## Begin
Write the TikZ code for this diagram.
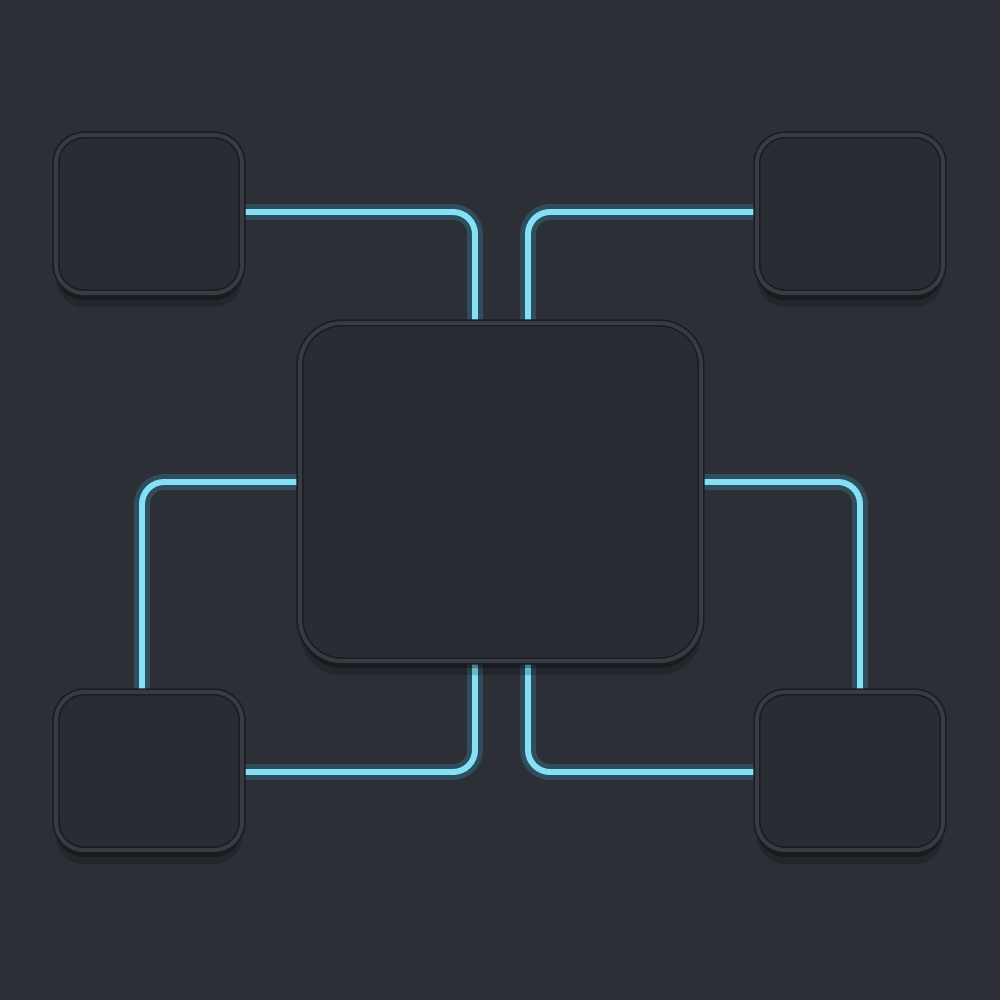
\documentclass[tikz,border=0pt]{standalone}
\usetikzlibrary{calc}

\definecolor{sfondo}{RGB}{44,47,54}
\definecolor{riempi}{RGB}{42,44,51}
\definecolor{bordo}{RGB}{27,29,34}
\definecolor{anello}{RGB}{56,59,67}
\definecolor{ciano}{RGB}{132,224,244}
\definecolor{alone}{RGB}{56,170,212}

\pgfdeclarelayer{fondo}
\pgfdeclarelayer{cavi}
\pgfsetlayers{fondo,cavi,main}

\begin{document}
\begin{tikzpicture}[x=0.1mm,y=-0.1mm,
blocco/.style={rectangle,rounded corners=2.8mm,fill=riempi,draw=bordo,line width=0.5pt,
  double=anello,double distance=1.1pt,minimum width=18.6mm,minimum height=15.8mm,
  preaction={fill=black,opacity=0.18,transform canvas={yshift=-4pt}},
  preaction={fill=black,opacity=0.3,transform canvas={yshift=-2pt}}},
centrale/.style={blocco,rounded corners=4.2mm,minimum width=40.1mm,minimum height=33.8mm},
cavo/.style={draw=ciano,line width=1.7pt,rounded corners=2.2mm,
  preaction={draw=alone,line width=4.5pt,opacity=0.25}}
]
%--
\begin{pgfonlayer}{fondo}
\fill[sfondo] (0,0) rectangle (1000,1000);
\end{pgfonlayer}
%--
\node[centrale] (hub) at (500.5,492) {};
\node[blocco] (as) at (149,214) {};
\node[blocco] (ad) at (850,214) {};
\node[blocco] (bs) at (149,771) {};
\node[blocco] (bd) at (850,771) {};
%--
\begin{pgfonlayer}{cavi}
\draw[cavo] ($(as.east)+(-10,-2)$) -| ($(hub.north)+(-25.5,10)$);
\draw[cavo] ($(ad.west)+(10,-2)$) -| ($(hub.north)+(27.5,10)$);
\draw[cavo] ($(hub.west)+(10,-10)$) -| ($(bs.north)+(-7,10)$);
\draw[cavo] ($(hub.east)+(-10,-10)$) -| ($(bd.north)+(10,10)$);
\draw[cavo] ($(hub.south)+(-25.5,-10)$) |- ($(bs.east)+(-10,1)$);
\draw[cavo] ($(hub.south)+(27.5,-10)$) |- ($(bd.west)+(10,1)$);
\end{pgfonlayer}
\end{tikzpicture}
\end{document}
## End
Do this | Repeat the material exactly as it reads, without any of its pictures.

Final result |
Write the TikZ code for this diagram.
\documentclass[tikz,border=0pt]{standalone}
\usetikzlibrary{calc}

\definecolor{sfondo}{RGB}{44,47,54}
\definecolor{riempi}{RGB}{42,44,51}
\definecolor{bordo}{RGB}{27,29,34}
\definecolor{anello}{RGB}{56,59,67}
\definecolor{ciano}{RGB}{132,224,244}
\definecolor{alone}{RGB}{56,170,212}

\pgfdeclarelayer{fondo}
\pgfdeclarelayer{cavi}
\pgfsetlayers{fondo,cavi,main}

\begin{document}
\begin{tikzpicture}[x=0.1mm,y=-0.1mm,
blocco/.style={rectangle,rounded corners=2.8mm,fill=riempi,draw=bordo,line width=0.5pt,
  double=anello,double distance=1.1pt,minimum width=18.6mm,minimum height=15.8mm,
  preaction={fill=black,opacity=0.18,transform canvas={yshift=-4pt}},
  preaction={fill=black,opacity=0.3,transform canvas={yshift=-2pt}}},
centrale/.style={blocco,rounded corners=4.2mm,minimum width=40.1mm,minimum height=33.8mm},
cavo/.style={draw=ciano,line width=1.7pt,rounded corners=2.2mm,
  preaction={draw=alone,line width=4.5pt,opacity=0.25}}
]
%--
\begin{pgfonlayer}{fondo}
\fill[sfondo] (0,0) rectangle (1000,1000);
\end{pgfonlayer}
%--
\node[centrale] (hub) at (500.5,492) {};
\node[blocco] (as) at (149,214) {};
\node[blocco] (ad) at (850,214) {};
\node[blocco] (bs) at (149,771) {};
\node[blocco] (bd) at (850,771) {};
%--
\begin{pgfonlayer}{cavi}
\draw[cavo] ($(as.east)+(-10,-2)$) -| ($(hub.north)+(-25.5,10)$);
\draw[cavo] ($(ad.west)+(10,-2)$) -| ($(hub.north)+(27.5,10)$);
\draw[cavo] ($(hub.west)+(10,-10)$) -| ($(bs.north)+(-7,10)$);
\draw[cavo] ($(hub.east)+(-10,-10)$) -| ($(bd.north)+(10,10)$);
\draw[cavo] ($(hub.south)+(-25.5,-10)$) |- ($(bs.east)+(-10,1)$);
\draw[cavo] ($(hub.south)+(27.5,-10)$) |- ($(bd.west)+(10,1)$);
\end{pgfonlayer}
\end{tikzpicture}
\end{document}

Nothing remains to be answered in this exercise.